General Motors Co. announced Joseph Ashton, a former United Auto Workers vice president who led the union’s GM department, resigned from the company’s board effectively immediately.
Ashton was nominated to the GM board by the UAW Retiree Medical Benefits trust, which administers funds that pay for health benefits for UAW-GM retirees and holds a large block of General Motors stock.
The trust received the stock has part of the restructuring of GM supervised by the federal government after the company was forced into bankruptcy in 2009.
The trust apparently can nominate a replacement for Ashton, but shareholders won’t vote on the trust’s nominee until the company’s next annual shareholders meeting in June. One possible replacement for Ashton could be UAW president Dennis Williams, who is stepping down in June.
(UAW taps union veteran as its next president. Click Herefor the story.)

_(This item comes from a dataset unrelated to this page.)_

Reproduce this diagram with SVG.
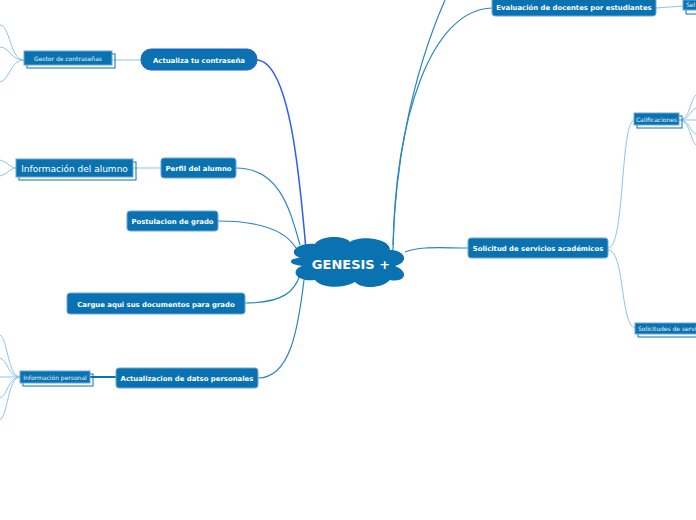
<svg xmlns="http://www.w3.org/2000/svg" width="696" height="520" viewBox="0 0 696 520">
<style>
.n{fill:#0a72b0}
.r{fill:#0a72b0;stroke:#6aa8d6;stroke-width:1}
.sh{fill:none;stroke:#0a72b0;stroke-width:1}
.t{font-family:"DejaVu Sans",sans-serif;font-weight:bold;font-size:6.9px;fill:#fff;text-anchor:middle}
.s{font-family:"DejaVu Sans",sans-serif;font-size:6px;fill:#e8f2fa}
.m{text-anchor:middle}
.c{fill:none;stroke:#2a86c2;stroke-width:1.2}
.l{fill:none;stroke:#8ec3e6;stroke-width:1}
</style>
<g id="connectors">
<path d="M257,60 C290,62 300,180 306,250" fill="none" stroke="#2b5cff" stroke-width="1.5"/>
<path d="M236,168 C280,168 290,210 300,245" class="c"/>
<path d="M218,221 C260,221 285,230 296,248" class="c"/>
<path d="M245,303 C285,303 295,290 300,275" class="c"/>
<path d="M258,378 C290,378 298,330 304,280" class="c"/>
<path d="M393,245 C395,170 410,80 445,0" class="c"/>
<path d="M393,250 C395,120 430,10 492,8" class="c"/>
<path d="M405,252 C420,246 440,248 468,248" class="c"/>
<path d="M112,60 L141,60" class="l" stroke-width="2"/>
<path d="M133,168 L161,168" class="l" stroke-width="1.5"/>
<path d="M90,377 L116,377" stroke="#0a72b0" stroke-width="2" fill="none"/>
<path d="M656,8 L683,6" class="l"/>
<path d="M608,248 C625,248 620,125 634,120" class="l"/>
<path d="M608,250 C625,250 620,325 635,328" class="l"/>
<path d="M24,60 C10,60 10,25 0,25 M24,60 C10,60 10,47 0,47 M24,60 C10,60 10,80 0,82" class="l"/>
<path d="M16,168 C10,168 8,162 0,160 M16,168 C10,168 8,174 0,176" class="l"/>
<path d="M20,377 C8,377 8,340 0,335 M20,377 C8,377 8,360 0,358 M20,377 L0,377 M20,377 C8,377 8,395 0,398 M20,377 C8,377 8,415 0,420" class="l"/>
<path d="M679,120 C690,120 690,100 696,95 M679,120 C690,120 690,110 696,108 M679,120 L696,120 M679,120 C690,120 690,132 696,134 M679,120 C690,120 690,140 696,145" class="l"/>
</g>
<g id="center">
<path d="M300,258 C285,252 300,242 315,244 C320,235 345,235 350,242 C360,235 390,238 390,250 C405,250 410,262 395,266 C410,272 405,283 390,280 C380,290 360,288 355,282 C340,290 320,287 315,280 C295,282 290,270 302,266 C285,264 290,258 300,258 Z" class="n"/>
<text x="351" y="269" font-family="DejaVu Sans,sans-serif" font-weight="bold" font-size="13" fill="#fff" text-anchor="middle">GENESIS +</text>
</g>
<g id="actualiza"><rect x="141" y="49" width="116" height="21" rx="10" fill="#0a72b0" stroke="#1f5fd6"/><text x="199" y="62.5" class="t">Actualiza tu contraseña</text></g>
<g id="gestor"><rect x="27" y="54" width="88" height="14" class="sh"/><rect x="24" y="51" width="88" height="14" class="r"/><text x="68" y="60.5" class="s m">Gestor de contraseñas</text></g>
<g id="perfil"><rect x="161" y="158" width="75" height="20" rx="3" class="r"/><text x="198.5" y="171" class="t">Perfil del alumno</text></g>
<g id="info-alumno"><rect x="19" y="162" width="117" height="18" class="sh"/><rect x="16" y="159" width="117" height="18" class="r"/><text x="74.5" y="171.5" font-family="DejaVu Sans,sans-serif" font-size="9" fill="#fff" text-anchor="middle">Información del alumno</text></g>
<g id="postulacion"><rect x="127" y="211" width="91" height="20" rx="3" class="r"/><text x="172.5" y="224" class="t">Postulacion de grado</text></g>
<g id="cargue"><rect x="67" y="293" width="178" height="21" rx="3" class="r"/><text x="156" y="306.5" class="t">Cargue aqui sus documentos para grado</text></g>
<g id="datos"><rect x="116" y="368" width="142" height="20" rx="3" class="r"/><text x="187" y="381" class="t">Actualizacion de datso personales</text></g>
<g id="info-personal"><rect x="23" y="374" width="70" height="12" class="sh"/><rect x="20" y="371" width="70" height="12" class="r"/><text x="55" y="379.5" class="s m" font-size="5.3">Información personal</text></g>
<g id="evaluacion"><rect x="492" y="-4" width="164" height="20" rx="3" class="r"/><text x="574" y="10" class="t">Evaluación de docentes por estudiantes</text></g>
<g id="sel"><rect x="686" y="3" width="14" height="11" class="sh"/><rect x="683" y="0" width="16" height="10" class="r"/><text x="686" y="7" class="s" font-size="5.5">Sel</text></g>
<g id="solicitud"><rect x="468" y="238" width="140" height="20" rx="3" class="r"/><text x="538" y="251" class="t">Solicitud de servicios académicos</text></g>
<g id="calificaciones"><rect x="637" y="116" width="45" height="12" class="sh"/><rect x="634" y="113" width="45" height="12" class="r"/><text x="656.5" y="121.5" class="s m" font-size="5.3">Calificaciones</text></g>
<g id="solicitudes"><rect x="638" y="326" width="62" height="11" class="sh"/><rect x="635" y="323" width="65" height="11" class="r"/><text x="638" y="330.5" class="s" font-size="5.3">Solicitudes de servicios</text></g>
</svg>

Ashton’s resignation, however, as the U.S. Justice Department investigates the use of money by the training centers funded by GM and Ford Motor Co, and into charities established by senior UAW officers. The training centers are managed jointly by the union and the automakers.
General Motors and Ford confirmed last month they were cooperating with the investigation into the finances of training centers.
GM is also conducting its own investigation of the UAW-GM Center for Human Resources, the company spokesman said, but did not provide details of that investigation.
(Click Here for details about the FCA/UAW training center investigation.)
Ashton, who was the first UAW official to sit on GM’s board, has not been charged with any wrongdoing, and federal authorities have not disclosed that he is under scrutiny as part of their probe.
Nevertheless, Ashton’s abrupt resignation is considered a setback for the UAW, which has long sought to have representation on company boards.
Federal officials expanded their probe of the training centers after charging a former Fiat Chrysler Automobiles NV vice president of making $1.2 million in improper payments to a former union vice president and his wife. Four people have been charged in the Fiat Chrysler investigation.
(Is the ground collapsing under the UAW? For more, Click Here.)
The UAW also announced a series of internal changes that tighten up the oversight of the money spent by the training centers, which unlike unions and individual union locals, are not subject to federal financial disclosure requirements.